Measuring at the record level, not the field level
If a record has 10 fields and 8 are correct, some vendors count that as a "match" with "80% field accuracy." But if the two wrong fields are email and phone, that record is useless for outbound, and "80% accurate" is misleading.
Ignoring staleness
An email address that was correct when enriched but belongs to someone who left the company two months ago counts as "accurate" at enrichment time. The vendor's accuracy metric looks fine. Your bounce rate tells a different story.
Building an Accuracy Monitoring System
You don't need a data science team for this. You need a spreadsheet and discipline.
Weekly: check leading indicators
Pull email bounce rates from your marketing automation or outbound tool. Pull phone connect rates from your dialer. If either moves more than 5 percentage points from your rolling average, flag it for investigation.
Monthly: run automated verification
SMTP-verify a random sample of 500-1,000 enriched records from the past 30 days. Track the deliverability rate month over month. This catches gradual degradation before it becomes a crisis.
Quarterly: do the manual spot-check
50 records. LinkedIn verification of title and company. Email send test. Phone call test. Record results in a tracking spreadsheet. Compare quarter over quarter. This is your ground truth.
Annually: full vendor review
Compile quarterly accuracy data. Compare against vendor SLAs and against alternative vendors (run a competitive test batch). Decide whether to renew, renegotiate, or switch. Having 12 months of tracked accuracy data gives you negotiating power that most buyers lack. Our RFP template includes benchmarking criteria for this review.
What to Do When Accuracy Falls Short
Identifying poor accuracy is step one. Here's step two.
If accuracy drops on specific fields but not others, the issue is likely a single data source within the vendor's waterfall that degraded. Ask them to investigate and, if possible, route around the problematic source.
If accuracy drops across all fields simultaneously, the issue is more fundamental: either your ICP shifted into a harder-to-enrich segment, or the vendor's overall data quality declined. A test batch with a competing vendor will tell you which.
If accuracy was never good to begin with, you have a vendor selection problem. Go back to vendor evaluation basics and run competitive test batches.
The companies that get the best results from data enrichment aren't the ones with the most expensive vendors. They're the ones who measure relentlessly and hold vendors accountable to specific, field-level accuracy standards. That's not a vendor capability. It's an internal discipline. And it's free.
Frequently Asked Questions
What is a good data enrichment accuracy rate?
For B2B: 85%+ email deliverability, 80%+ email match rate, 60%+ direct dial match rate, 90%+ company firmographics. These vary by segment. Enterprise is easier than SMB. Niche industries run 10-15 points lower.
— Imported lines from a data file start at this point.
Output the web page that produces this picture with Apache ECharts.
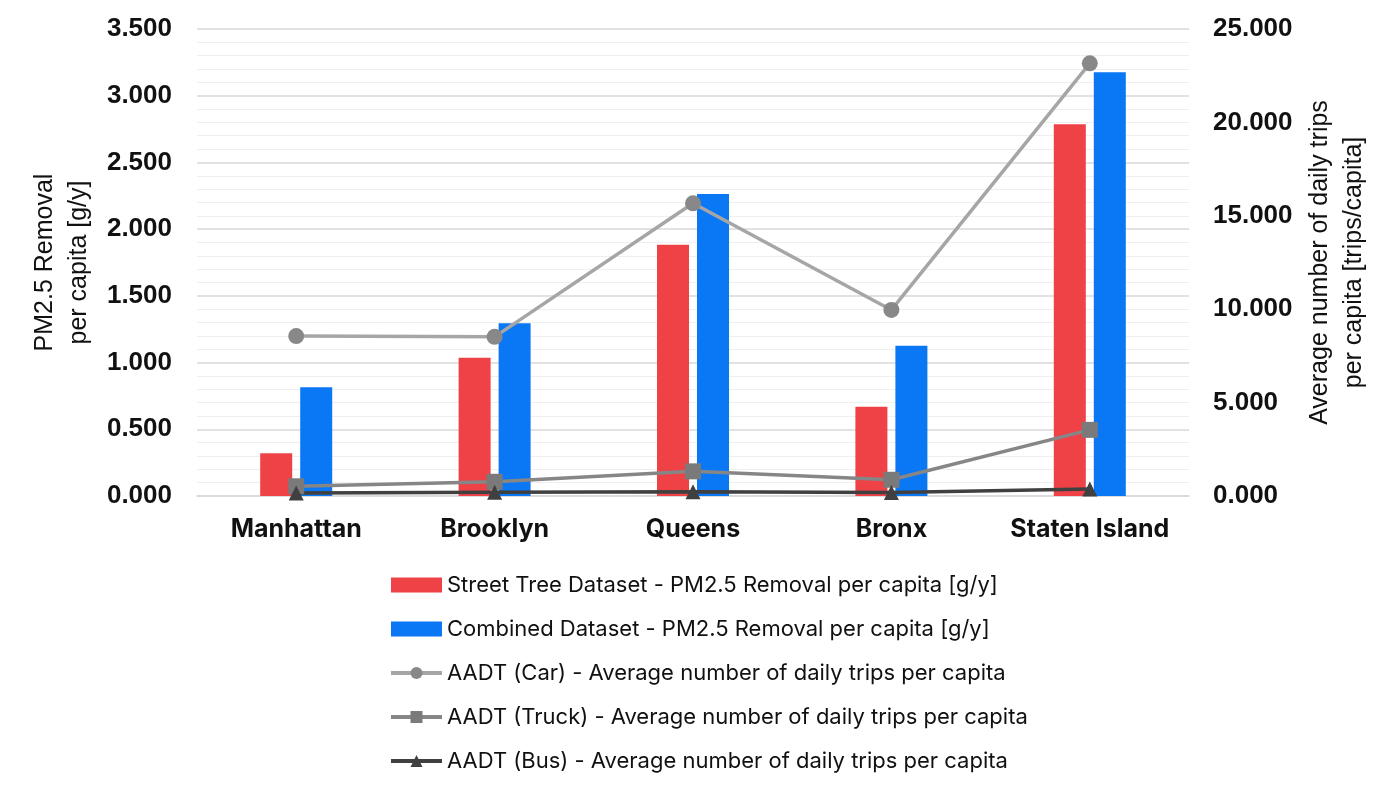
<!DOCTYPE html>
<html>
<head>
<meta charset="utf-8">
<script src="https://cdn.jsdelivr.net/npm/echarts@6/dist/echarts.min.js"></script>
<style>html,body{margin:0;padding:0;background:#fff;}#c{width:1400px;height:797px;}</style>
</head>
<body>
<div id="c"></div>
<script>
const categories = ['Manhattan', 'Brooklyn', 'Queens', 'Bronx', 'Staten Island'];
const streetTree = [0.32, 1.037, 1.883, 0.668, 2.786];
const combined = [0.815, 1.295, 2.263, 1.127, 3.176];
const carTrips = [8.56, 8.52, 15.67, 9.96, 23.16];
const truckTrips = [0.52, 0.76, 1.32, 0.87, 3.54];
const busTrips = [0.16, 0.2, 0.23, 0.19, 0.37];
const seriesNames = [
  'Street Tree Dataset - PM2.5 Removal per capita [g/y]',
  'Combined Dataset - PM2.5 Removal per capita [g/y]',
  'AADT (Car) - Average number of daily trips per capita',
  'AADT (Truck) - Average number of daily trips per capita',
  'AADT (Bus) - Average number of daily trips per capita'
];

const chart = echarts.init(document.getElementById('c'));
const tickFont = { fontFamily: 'Liberation Sans', fontWeight: 'bold', fontSize: 26, color: '#111' };
const nameFont = { fontFamily: 'Liberation Sans', fontSize: 25, color: '#111', lineHeight: 34 };
chart.setOption({
  animation: false,
  backgroundColor: '#fff',
  grid: { left: 197, right: 211, top: 29, bottom: 301, containLabel: false, outerBoundsMode: 'none' },
  legend: {
    orient: 'vertical',
    left: 384,
    top: 569,
    itemWidth: 51,
    itemHeight: 15,
    itemGap: 22,
    textStyle: { fontFamily: 'Inter', fontSize: 22, color: '#111', lineHeight: 21 },
    data: [
      { name: seriesNames[0], icon: 'rect' },
      { name: seriesNames[1], icon: 'rect' },
      { name: seriesNames[2], lineStyle: { width: 4 } },
      { name: seriesNames[3], lineStyle: { width: 4 } },
      { name: seriesNames[4], lineStyle: { width: 4 } }
    ]
  },
  xAxis: {
    type: 'category',
    data: categories,
    axisLine: { show: true, lineStyle: { color: '#d9d9d9', width: 1.5 } },
    axisTick: { show: false },
    axisLabel: { interval: 0, fontFamily: 'Inter', fontWeight: 'bold', fontSize: 25, color: '#111', margin: 21 }
  },
  yAxis: [
    {
      type: 'value', min: 0, max: 3.5, interval: 0.5,
      name: 'PM2.5 Removal\nper capita [g/y]',
      nameLocation: 'middle', nameGap: 95, nameRotate: 90,
      nameTextStyle: nameFont,
      axisLine: { show: false }, axisTick: { show: false },
      axisLabel: Object.assign({ margin: 25, formatter: v => v.toFixed(3) }, tickFont),
      splitLine: { show: true, lineStyle: { color: '#d9d9d9', width: 1.5 } },
      minorTick: { show: false, splitNumber: 5 },
      minorSplitLine: { show: true, lineStyle: { color: '#efefef', width: 1.2 } }
    },
    {
      type: 'value', min: 0, max: 25, interval: 5,
      name: 'Average number of daily trips\nper capita [trips/capita]',
      nameLocation: 'middle', nameGap: 110, nameRotate: 90,
      nameTextStyle: nameFont,
      axisLine: { show: false }, axisTick: { show: false },
      axisLabel: Object.assign({ margin: 24, formatter: v => v.toFixed(3) }, tickFont),
      splitLine: { show: false }
    }
  ],
  series: [
    { name: seriesNames[0], type: 'bar', yAxisIndex: 0, data: streetTree, barWidth: 32, barGap: '25%',
      itemStyle: { color: '#ee4247' } },
    { name: seriesNames[1], type: 'bar', yAxisIndex: 0, data: combined, barWidth: 32, barGap: '25%',
      itemStyle: { color: '#0a77f5' } },
    { name: seriesNames[2], type: 'line', yAxisIndex: 1, data: carTrips, symbol: 'circle', symbolSize: 16,
      lineStyle: { color: '#a6a6a6', width: 3.5 }, itemStyle: { color: '#888888' } },
    { name: seriesNames[3], type: 'line', yAxisIndex: 1, data: truckTrips, symbol: 'rect', symbolSize: 16,
      lineStyle: { color: '#868686', width: 3.5 }, itemStyle: { color: '#7a7a7a' } },
    { name: seriesNames[4], type: 'line', yAxisIndex: 1, data: busTrips, symbol: 'triangle', symbolSize: 15,
      lineStyle: { color: '#404040', width: 3.5 }, itemStyle: { color: '#404040' } }
  ]
});
</script>
</body>
</html>
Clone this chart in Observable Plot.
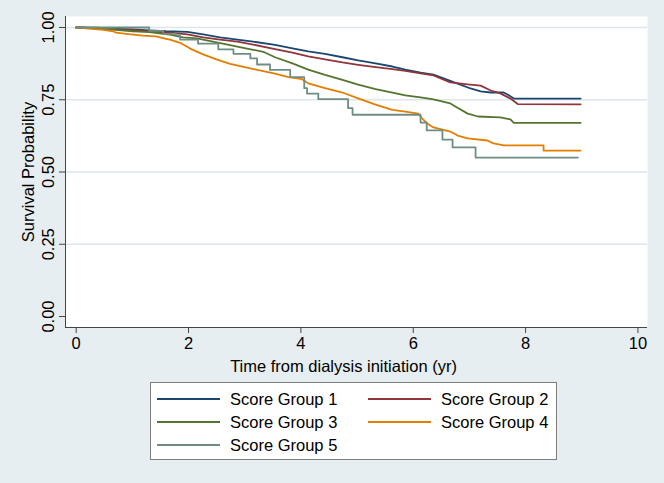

How do you test data enrichment accuracy?
The gold standard is a manual spot-check of 50-100 random records: send test emails, call phone numbers, verify titles on LinkedIn. Automated SMTP verification catches obvious bounces but misses subtle errors. Do both.
What is the difference between match rate and accuracy?
Match rate measures how many records got a value for a given field. Accuracy measures how many of those values are correct. A vendor can have high match rates and low accuracy by returning guessed or outdated data. Always measure both separately.
How often should you audit data enrichment quality?
Quarterly for full manual audits. Weekly for leading indicators (bounce rates, connect rates). Monthly for automated SMTP verification on random samples. If any indicator degrades more than 5 points, trigger an ad hoc audit immediately.
Why do data enrichment vendors overstate their accuracy?
Vendors measure on their best-performing segments and test against curated sample data. Real-world accuracy on your specific ICP will almost always be lower. The only number that matters is performance on your data, measured by your team.